The web development subsidiary turns over £480,000 with a net profit of £140,000. The SaaS subsidiary turns over £320,000 with a net profit of £90,000. Both are profitable.
Without a holding company structure, the owners take dividends personally. On £230,000 of combined profits, after corporation tax of roughly £49,000 (using marginal relief), the remaining £181,000 is distributed. The owners pay dividend tax at 33.75% on most of that, a personal tax bill of around £55,000.
With a holding company structure, the subsidiaries pay corporation tax of £49,000 and then pay dividends of £181,000 up to the holding company. No further tax is due on those dividends. The holding company holds the cash. It can reinvest in the SaaS product, acquire a competitor, or lend funds to either subsidiary without triggering a personal tax charge.

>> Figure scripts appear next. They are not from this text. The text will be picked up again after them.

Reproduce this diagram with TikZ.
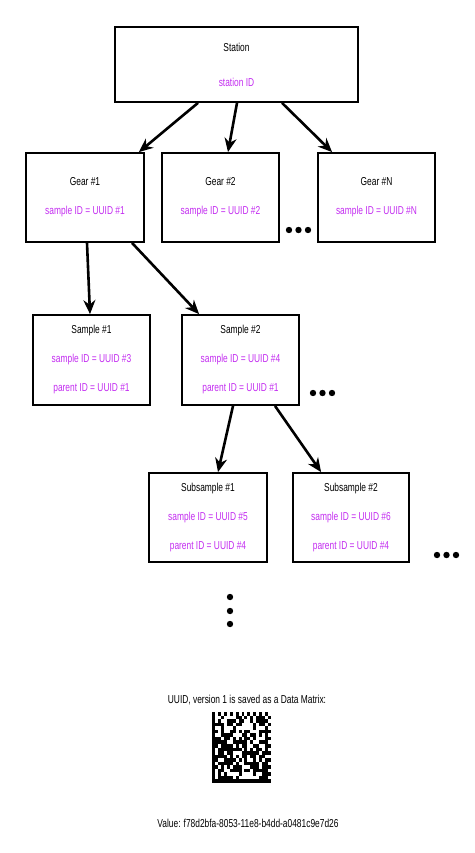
\documentclass[tikz,border=0pt]{standalone}
\usepackage{fontspec}
\setmainfont[FakeStretch=0.73]{Liberation Sans}
\usetikzlibrary{arrows.meta}
\definecolor{idcolor}{RGB}{195,45,240}
\begin{document}
\begin{tikzpicture}[x=1pt,y=-1pt,
    box/.style={draw,line width=1.8pt,minimum width=117pt,minimum height=89pt,
      align=center,inner sep=0pt,font=\fontsize{11.5}{29}\selectfont},
    link/.style={line width=2.6pt,-{Stealth[length=14pt,width=12pt]}},
    dot/.style={fill=black}]
  \useasboundingbox (0,0) rectangle (474,853);
  \node[box,minimum width=243pt,minimum height=75pt] (station) at (236.5,64.5)
    {Station\\[6pt]\textcolor{idcolor}{station ID}};
  \node[box,minimum width=118pt] (gear1) at (85,197.5)
    {Gear \#1\\\textcolor{idcolor}{sample ID = UUID \#1}};
  \node[box] (gear2) at (220.5,197.5)
    {Gear \#2\\\textcolor{idcolor}{sample ID = UUID \#2}};
  \node[box] (gearN) at (376.5,197.5)
    {Gear \#N\\\textcolor{idcolor}{sample ID = UUID \#N}};
  \node[box,minimum height=90pt] (sample1) at (91.5,360)
    {Sample \#1\\\textcolor{idcolor}{sample ID = UUID \#3}\\\textcolor{idcolor}{parent ID = UUID \#1}};
  \node[box,minimum height=90pt] (sample2) at (240.5,360)
    {Sample \#2\\\textcolor{idcolor}{sample ID = UUID \#4}\\\textcolor{idcolor}{parent ID = UUID \#1}};
  \node[box,minimum width=118pt] (sub1) at (208,517.5)
    {Subsample \#1\\\textcolor{idcolor}{sample ID = UUID \#5}\\\textcolor{idcolor}{parent ID = UUID \#4}};
  \node[box,minimum width=116pt] (sub2) at (351,517.5)
    {Subsample \#2\\\textcolor{idcolor}{sample ID = UUID \#6}\\\textcolor{idcolor}{parent ID = UUID \#4}};
  \begin{scope}[link]
    \draw ([xshift=-38.5pt]station.south) to ([xshift=-6pt]gear1.north east);
    \draw ([xshift=0.5pt]station.south) to ([xshift=7.5pt]gear2.north);
    \draw ([xshift=45.5pt]station.south) to ([xshift=15pt]gearN.north west);
    \draw ([xshift=2pt]gear1.south) to ([xshift=-1.5pt]sample1.north);
    \draw ([xshift=47pt]gear1.south) to ([xshift=18pt]sample2.north west);
    \draw ([xshift=-7.5pt]sample2.south) to ([xshift=10pt]sub1.north);
    \draw ([xshift=34.5pt]sample2.south) to ([xshift=29pt]sub2.north west);
  \end{scope}
  % continuation dots
  \foreach \x in {289,298.5,308} \fill[dot] (\x,230) circle (3.2pt);
  \foreach \x in {313,322.5,332} \fill[dot] (\x,393) circle (3.2pt);
  \foreach \x in {437,446.5,456} \fill[dot] (\x,555) circle (3.2pt);
  \foreach \y in {597,611,624} \fill[dot] (230,\y) circle (3.2pt);
  % data matrix
  \node[font=\fontsize{11.5}{12}\selectfont] (dmtitle) at (247,700)
    {UUID, version 1 is saved as a Data Matrix:};
  \begin{scope}[shift={(212,712)},x=2.95pt,y=-3.55pt]
    \fill (0,0) rectangle (1,20);
    \fill (0,19) rectangle (20,20);
    \foreach \k in {0,2,...,18} {
      \fill (\k,0) rectangle (\k+1,1);
      \fill (19,\k+1) rectangle (20,\k+2);
    }
    \pgfmathsetseed{11}
    \foreach \i in {1,...,18} {
      \foreach \j in {1,...,18} {
        \pgfmathtruncatemacro{\cell}{rnd<0.55 ? 1 : 0}
        \ifnum\cell=1 \fill (\i,\j) rectangle (\i+1,\j+1); \fi
      }
    }
  \end{scope}
  \node[font=\fontsize{11.5}{12}\selectfont] (dmvalue) at (248,823)
    {Value: f78d2bfa-8053-11e8-b4dd-a0481c9e7d26};
\end{tikzpicture}
\end{document}
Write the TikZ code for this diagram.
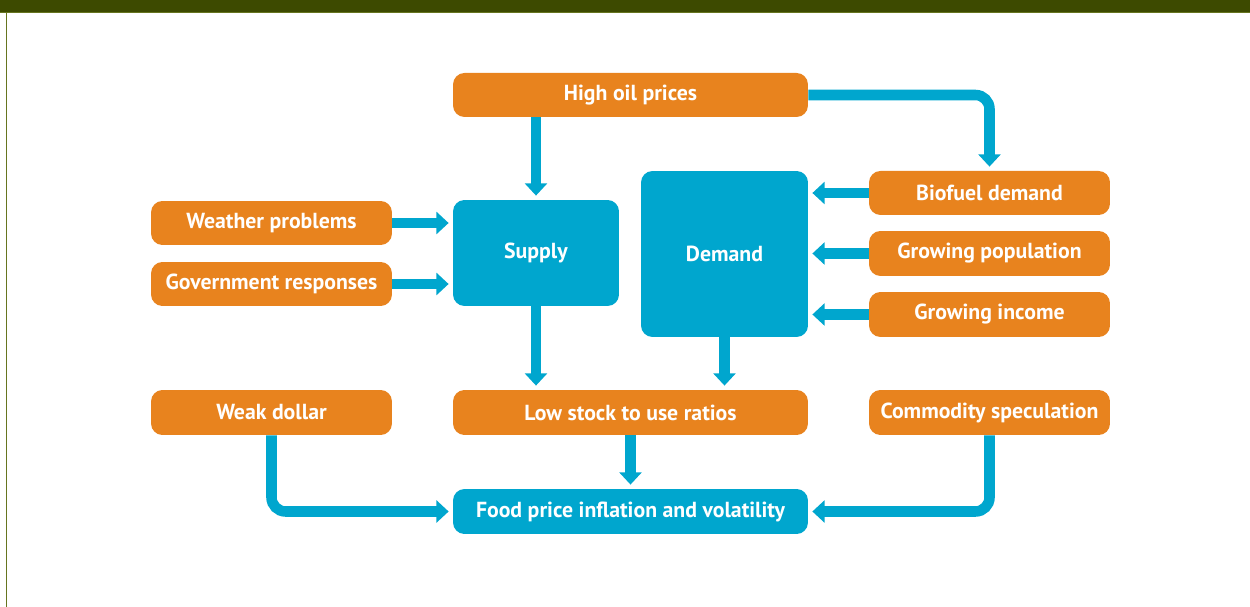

When the owners want to extract cash, they take dividends from the holding company. But they control the timing. If one owner wants to sell their shares in the group, they sell shares in the holding company, not the individual subsidiaries. If the group is sold as a whole, the substantial shareholding exemption may apply to the holding company's shares in the subsidiaries, reducing the corporate tax on the sale.
This is not a theoretical advantage. It is a real, quantifiable difference in tax paid and cash retained.
When a Holding Company Structure Does Not Work
It is not always the right answer. Here are situations where you should think twice.
You have a single trade. If you run one business, splitting it into two subsidiaries under a holding company adds complexity without benefit. You are better off with a single company.
Your profits are below £50,000. The associated company rules reduce the small profits threshold. You may pay more corporation tax than necessary. Run the numbers first.
You plan to extract all profits every year. If you take every pound of profit as a dividend personally, the holding company structure just adds an extra layer of administration. The dividend tax you pay on extraction is the same whether the dividend comes from a subsidiary or a holding company.
You need bank financing. Some lenders are uncomfortable with holding company structures. They prefer to lend to a single trading company with tangible assets. Check with your bank before restructuring.
How We Can Help
Setting up a holding company with two trading subsidiaries is a significant restructuring. It affects your corporation tax, your personal tax, your exit strategy and your day-to-day administration. It is not a DIY project.
As ICAEW qualified accountants, we work with business owners across the UK to design group structures that actually save tax, not just look good on paper. We model the numbers, prepare the documentation and handle the Companies House filings.
If you are considering this structure, start by reviewing your current accounting and tax setup. Then book a call to discuss the specifics of your businesses.
We see too many groups set up without proper thought, where the associated company rules wipe out the tax benefits. A proper review upfront avoids that.
Final Thoughts
A holding company with two trading subsidiaries can be a powerful structure for tax efficiency, asset protection and exit flexibility. The key advantages are tax-free dividend flows, group relief for losses, and the substantial shareholding exemption on future sales.
But the structure adds complexity. The associated company rules reduce the small profits rate thresholds. You need proper documentation and genuine trading subsidiaries. And the structure only works if you have a long-term view, not a short-term extraction strategy.
If you run two separate trades and plan to grow, sell or reinvest, this structure deserves serious consideration. Get the advice early, model the numbers, and make a decision based on your actual figures, not a generic template.